## START

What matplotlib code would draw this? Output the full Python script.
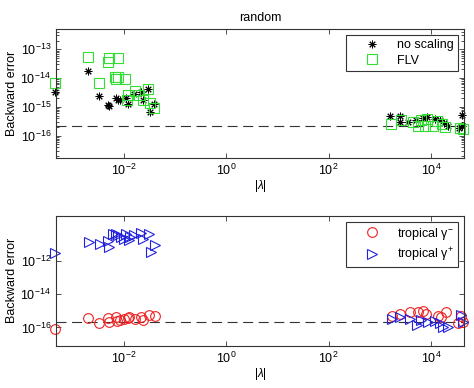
import numpy as np
import matplotlib
matplotlib.use("Agg")
import matplotlib.pyplot as plt

plt.rcParams['font.family'] = ['Liberation Sans', 'DejaVu Sans']
plt.rcParams['mathtext.fontset'] = 'custom'
plt.rcParams['mathtext.rm'] = 'Liberation Sans'
plt.rcParams['mathtext.it'] = 'Liberation Sans:italic'
plt.rcParams['font.size'] = 8

# --- data ---
eps_mach = 2.22e-16

# top panel: no scaling (asterisks)
ns_lam = [4.6e-4, 2.0e-3, 3.3e-3, 5.0e-3, 5.1e-3, 7.0e-3, 7.8e-3, 8.7e-3,
          1.1e-2, 1.2e-2, 1.6e-2, 2.2e-2, 2.4e-2, 3.0e-2, 3.3e-2, 4.0e-2,
          1.6e3, 2.5e3, 2.5e3, 3.5e3, 5.1e3, 6.9e3, 8.5e3, 1.17e4,
          1.48e4, 1.78e4, 2.1e4, 4.0e4, 3.5e4, 4.1e4]
ns_err = [3.4e-15, 1.7e-14, 2.3e-15, 1.2e-15, 1.1e-15, 2.0e-15, 1.7e-15, 1.7e-15,
          2.0e-15, 1.3e-15, 2.8e-15, 3.4e-15, 1.7e-15, 4.2e-15, 6.9e-16, 1.3e-15,
          4.9e-16, 4.9e-16, 3.1e-16, 2.9e-16, 3.5e-16, 4.1e-16, 4.4e-16, 3.8e-16,
          3.4e-16, 2.8e-16, 2.1e-16, 5.2e-16, 1.9e-16, 2.2e-16]

# top panel: FLV (squares)
flv_lam = [4.6e-4, 2.0e-3, 5.1e-3, 5.0e-3, 7.9e-3, 3.3e-3, 6.8e-3, 7.2e-3, 7.8e-3,
           1.05e-2, 1.2e-2, 1.15e-2, 1.7e-2, 2.0e-2, 2.45e-2, 3.0e-2, 3.3e-2, 4.0e-2,
           1.65e3, 2.6e3, 4.5e3, 5.5e3, 6.5e3, 7.5e3, 8.5e3, 1.1e4, 1.3e4,
           1.6e4, 1.9e4, 3.7e4, 4.2e4]
flv_err = [6.6e-15, 5.4e-14, 5.0e-14, 3.6e-14, 4.8e-14, 6.6e-15, 1.05e-14, 9.1e-15, 1.05e-14,
           9.1e-15, 2.6e-15, 1.7e-15, 3.6e-15, 2.6e-15, 1.7e-15, 4.2e-15, 1.35e-15, 8.9e-16,
           2.6e-16, 3.5e-16, 3.0e-16, 2.2e-16, 3.6e-16, 2.2e-16, 3.8e-16, 2.2e-16, 3.3e-16,
           2.5e-16, 2.0e-16, 1.8e-16, 1.7e-16]

# bottom panel: tropical gamma^- (circles)
tm_lam = [4.6e-4, 2.05e-3, 3.3e-3, 5.0e-3, 5.1e-3, 7.0e-3, 7.5e-3, 8.7e-3,
          1.0e-2, 1.26e-2, 1.2e-2, 1.7e-2, 2.2e-2, 2.4e-2, 3.2e-2, 4.2e-2,
          1.7e3, 2.45e3, 3.9e3, 5.6e3, 6.9e3, 8.1e3, 1.38e4, 1.55e4,
          2.0e4, 3.3e4, 4.2e4, 3.9e4]
tm_err = [8.3e-17, 3.6e-16, 1.8e-16, 3.9e-16, 2.2e-16, 4.2e-16, 2.6e-16, 2.9e-16,
          3.2e-16, 4.5e-16, 3.6e-16, 3.2e-16, 4.2e-16, 2.9e-16, 5.8e-16, 5.0e-16,
          5.0e-16, 6.6e-16, 8.9e-16, 8.9e-16, 1.02e-15, 6.6e-16, 5.0e-16, 4.5e-16,
          8.9e-16, 1.8e-16, 2.2e-16, 5.0e-16]

# bottom panel: tropical gamma^+ (triangles)
tp_lam = [4.6e-4, 2.1e-3, 3.4e-3, 5.0e-3, 5.1e-3, 6.2e-3, 7.0e-3, 7.8e-3, 9.0e-3,
          1.1e-2, 1.0e-2, 1.26e-2, 1.32e-2, 1.6e-2, 2.2e-2, 2.45e-2, 3.1e-2, 3.5e-2, 4.2e-2,
          1.74e3, 2.45e3, 3.9e3, 5.4e3, 6.5e3, 8.7e3, 1.17e4, 1.48e4, 1.7e4,
          2.14e4, 3.9e4, 4.2e4]
tp_err = [2.9e-12, 1.45e-11, 1.05e-11, 1.66e-11, 6.6e-12, 4.0e-11, 4.2e-11, 3.6e-11, 2.9e-11,
          4.2e-11, 2.0e-11, 1.8e-11, 2.6e-11, 3.6e-11, 4.6e-11, 2.0e-11, 4.2e-11, 3.6e-12, 9.1e-12,
          3.2e-16, 4.2e-16, 3.2e-16, 1.45e-16, 2.9e-16, 2.2e-16, 2.6e-16, 1.8e-16, 1.1e-16,
          1.1e-16, 5.8e-16, 2.0e-16]

xlim = (4.8e-4, 4.4e4)

fig = plt.figure(figsize=(4.74, 3.88), dpi=100)
ax1 = fig.add_axes([0.118, 0.593, 0.861, 0.332])
ax2 = fig.add_axes([0.118, 0.109, 0.861, 0.335])

green = '#33dd33'
red = '#ee2222'
blue = '#2222dd'

ax1.plot(ns_lam, ns_err, ls='none', marker=(8, 2, 0), ms=5.5, mew=0.7,
         color='k', label='no scaling', clip_on=False)
ax1.plot(flv_lam, flv_err, ls='none', marker='s', ms=6.5, mew=0.8,
         mfc='none', mec=green, label='FLV', clip_on=False)
ax1.axhline(eps_mach, color='#333333', ls=(0, (9, 5)), lw=0.8, zorder=0)

ax2.plot(tm_lam, tm_err, ls='none', marker='o', ms=7, mew=0.8,
         mfc='none', mec=red, label='tropical γ$^{-}$', clip_on=False)
ax2.plot(tp_lam, tp_err, ls='none', marker='>', ms=7, mew=0.8,
         mfc='none', mec=blue, label='tropical γ$^{+}$', clip_on=False)
ax2.axhline(eps_mach, color='#333333', ls=(0, (9, 5)), lw=0.8, zorder=0)

ax1.set_ylim(1.7e-17, 5e-13)
ax2.set_ylim(8e-18, 5.2e-10)

for ax in (ax1, ax2):
    ax.set_xscale('log')
    ax.set_yscale('log')
    ax.set_xlim(*xlim)
    ax.set_xticks([1e-2, 1e0, 1e2, 1e4])
    ax.xaxis.set_minor_locator(matplotlib.ticker.NullLocator())
    ax.tick_params(which='both', direction='in', top=True, right=True,
                   labelsize=9, width=0.6, color='#333333')
    ax.tick_params(which='major', length=3.5)
    ax.tick_params(which='minor', length=2)
    for sp in ax.spines.values():
        sp.set_linewidth(0.8)
        sp.set_color('#333333')
    ax.set_xlabel(r'|$\lambda$|', fontsize=8.5, labelpad=0)
    ax.set_ylabel('Backward error', fontsize=9, labelpad=2)

ax1.set_yticks([1e-16, 1e-15, 1e-14, 1e-13])
ax1.yaxis.set_minor_locator(matplotlib.ticker.LogLocator(base=10, subs=np.arange(2, 10), numticks=20))
ax2.set_yticks([1e-16, 1e-14, 1e-12])
ax2.yaxis.set_minor_locator(matplotlib.ticker.NullLocator())

ax1.set_title('random', fontsize=9, pad=6)

for ax in (ax1, ax2):
    leg = ax.legend(loc='upper right', fontsize=9, frameon=True, fancybox=False,
                    borderaxespad=0.5, handletextpad=0.2, borderpad=0.3,
                    labelspacing=0.3, handlelength=3.6)
    leg.get_frame().set_edgecolor('k')
    leg.get_frame().set_linewidth(0.8)

fig.savefig('out.png', dpi=100)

## END

* Directions for this task: Pictures are excluded; output everything else in the data verbatim.

* Solution:
What matplotlib code would draw this? Output the full Python script.
import numpy as np
import matplotlib
matplotlib.use("Agg")
import matplotlib.pyplot as plt

plt.rcParams['font.family'] = ['Liberation Sans', 'DejaVu Sans']
plt.rcParams['mathtext.fontset'] = 'custom'
plt.rcParams['mathtext.rm'] = 'Liberation Sans'
plt.rcParams['mathtext.it'] = 'Liberation Sans:italic'
plt.rcParams['font.size'] = 8

# --- data ---
eps_mach = 2.22e-16

# top panel: no scaling (asterisks)
ns_lam = [4.6e-4, 2.0e-3, 3.3e-3, 5.0e-3, 5.1e-3, 7.0e-3, 7.8e-3, 8.7e-3,
          1.1e-2, 1.2e-2, 1.6e-2, 2.2e-2, 2.4e-2, 3.0e-2, 3.3e-2, 4.0e-2,
          1.6e3, 2.5e3, 2.5e3, 3.5e3, 5.1e3, 6.9e3, 8.5e3, 1.17e4,
          1.48e4, 1.78e4, 2.1e4, 4.0e4, 3.5e4, 4.1e4]
ns_err = [3.4e-15, 1.7e-14, 2.3e-15, 1.2e-15, 1.1e-15, 2.0e-15, 1.7e-15, 1.7e-15,
          2.0e-15, 1.3e-15, 2.8e-15, 3.4e-15, 1.7e-15, 4.2e-15, 6.9e-16, 1.3e-15,
          4.9e-16, 4.9e-16, 3.1e-16, 2.9e-16, 3.5e-16, 4.1e-16, 4.4e-16, 3.8e-16,
          3.4e-16, 2.8e-16, 2.1e-16, 5.2e-16, 1.9e-16, 2.2e-16]

# top panel: FLV (squares)
flv_lam = [4.6e-4, 2.0e-3, 5.1e-3, 5.0e-3, 7.9e-3, 3.3e-3, 6.8e-3, 7.2e-3, 7.8e-3,
           1.05e-2, 1.2e-2, 1.15e-2, 1.7e-2, 2.0e-2, 2.45e-2, 3.0e-2, 3.3e-2, 4.0e-2,
           1.65e3, 2.6e3, 4.5e3, 5.5e3, 6.5e3, 7.5e3, 8.5e3, 1.1e4, 1.3e4,
           1.6e4, 1.9e4, 3.7e4, 4.2e4]
flv_err = [6.6e-15, 5.4e-14, 5.0e-14, 3.6e-14, 4.8e-14, 6.6e-15, 1.05e-14, 9.1e-15, 1.05e-14,
           9.1e-15, 2.6e-15, 1.7e-15, 3.6e-15, 2.6e-15, 1.7e-15, 4.2e-15, 1.35e-15, 8.9e-16,
           2.6e-16, 3.5e-16, 3.0e-16, 2.2e-16, 3.6e-16, 2.2e-16, 3.8e-16, 2.2e-16, 3.3e-16,
           2.5e-16, 2.0e-16, 1.8e-16, 1.7e-16]

# bottom panel: tropical gamma^- (circles)
tm_lam = [4.6e-4, 2.05e-3, 3.3e-3, 5.0e-3, 5.1e-3, 7.0e-3, 7.5e-3, 8.7e-3,
          1.0e-2, 1.26e-2, 1.2e-2, 1.7e-2, 2.2e-2, 2.4e-2, 3.2e-2, 4.2e-2,
          1.7e3, 2.45e3, 3.9e3, 5.6e3, 6.9e3, 8.1e3, 1.38e4, 1.55e4,
          2.0e4, 3.3e4, 4.2e4, 3.9e4]
tm_err = [8.3e-17, 3.6e-16, 1.8e-16, 3.9e-16, 2.2e-16, 4.2e-16, 2.6e-16, 2.9e-16,
          3.2e-16, 4.5e-16, 3.6e-16, 3.2e-16, 4.2e-16, 2.9e-16, 5.8e-16, 5.0e-16,
          5.0e-16, 6.6e-16, 8.9e-16, 8.9e-16, 1.02e-15, 6.6e-16, 5.0e-16, 4.5e-16,
          8.9e-16, 1.8e-16, 2.2e-16, 5.0e-16]

# bottom panel: tropical gamma^+ (triangles)
tp_lam = [4.6e-4, 2.1e-3, 3.4e-3, 5.0e-3, 5.1e-3, 6.2e-3, 7.0e-3, 7.8e-3, 9.0e-3,
          1.1e-2, 1.0e-2, 1.26e-2, 1.32e-2, 1.6e-2, 2.2e-2, 2.45e-2, 3.1e-2, 3.5e-2, 4.2e-2,
          1.74e3, 2.45e3, 3.9e3, 5.4e3, 6.5e3, 8.7e3, 1.17e4, 1.48e4, 1.7e4,
          2.14e4, 3.9e4, 4.2e4]
tp_err = [2.9e-12, 1.45e-11, 1.05e-11, 1.66e-11, 6.6e-12, 4.0e-11, 4.2e-11, 3.6e-11, 2.9e-11,
          4.2e-11, 2.0e-11, 1.8e-11, 2.6e-11, 3.6e-11, 4.6e-11, 2.0e-11, 4.2e-11, 3.6e-12, 9.1e-12,
          3.2e-16, 4.2e-16, 3.2e-16, 1.45e-16, 2.9e-16, 2.2e-16, 2.6e-16, 1.8e-16, 1.1e-16,
          1.1e-16, 5.8e-16, 2.0e-16]

xlim = (4.8e-4, 4.4e4)

fig = plt.figure(figsize=(4.74, 3.88), dpi=100)
ax1 = fig.add_axes([0.118, 0.593, 0.861, 0.332])
ax2 = fig.add_axes([0.118, 0.109, 0.861, 0.335])

green = '#33dd33'
red = '#ee2222'
blue = '#2222dd'

ax1.plot(ns_lam, ns_err, ls='none', marker=(8, 2, 0), ms=5.5, mew=0.7,
         color='k', label='no scaling', clip_on=False)
ax1.plot(flv_lam, flv_err, ls='none', marker='s', ms=6.5, mew=0.8,
         mfc='none', mec=green, label='FLV', clip_on=False)
ax1.axhline(eps_mach, color='#333333', ls=(0, (9, 5)), lw=0.8, zorder=0)

ax2.plot(tm_lam, tm_err, ls='none', marker='o', ms=7, mew=0.8,
         mfc='none', mec=red, label='tropical γ$^{-}$', clip_on=False)
ax2.plot(tp_lam, tp_err, ls='none', marker='>', ms=7, mew=0.8,
         mfc='none', mec=blue, label='tropical γ$^{+}$', clip_on=False)
ax2.axhline(eps_mach, color='#333333', ls=(0, (9, 5)), lw=0.8, zorder=0)

ax1.set_ylim(1.7e-17, 5e-13)
ax2.set_ylim(8e-18, 5.2e-10)

for ax in (ax1, ax2):
    ax.set_xscale('log')
    ax.set_yscale('log')
    ax.set_xlim(*xlim)
    ax.set_xticks([1e-2, 1e0, 1e2, 1e4])
    ax.xaxis.set_minor_locator(matplotlib.ticker.NullLocator())
    ax.tick_params(which='both', direction='in', top=True, right=True,
                   labelsize=9, width=0.6, color='#333333')
    ax.tick_params(which='major', length=3.5)
    ax.tick_params(which='minor', length=2)
    for sp in ax.spines.values():
        sp.set_linewidth(0.8)
        sp.set_color('#333333')
    ax.set_xlabel(r'|$\lambda$|', fontsize=8.5, labelpad=0)
    ax.set_ylabel('Backward error', fontsize=9, labelpad=2)

ax1.set_yticks([1e-16, 1e-15, 1e-14, 1e-13])
ax1.yaxis.set_minor_locator(matplotlib.ticker.LogLocator(base=10, subs=np.arange(2, 10), numticks=20))
ax2.set_yticks([1e-16, 1e-14, 1e-12])
ax2.yaxis.set_minor_locator(matplotlib.ticker.NullLocator())

ax1.set_title('random', fontsize=9, pad=6)

for ax in (ax1, ax2):
    leg = ax.legend(loc='upper right', fontsize=9, frameon=True, fancybox=False,
                    borderaxespad=0.5, handletextpad=0.2, borderpad=0.3,
                    labelspacing=0.3, handlelength=3.6)
    leg.get_frame().set_edgecolor('k')
    leg.get_frame().set_linewidth(0.8)

fig.savefig('out.png', dpi=100)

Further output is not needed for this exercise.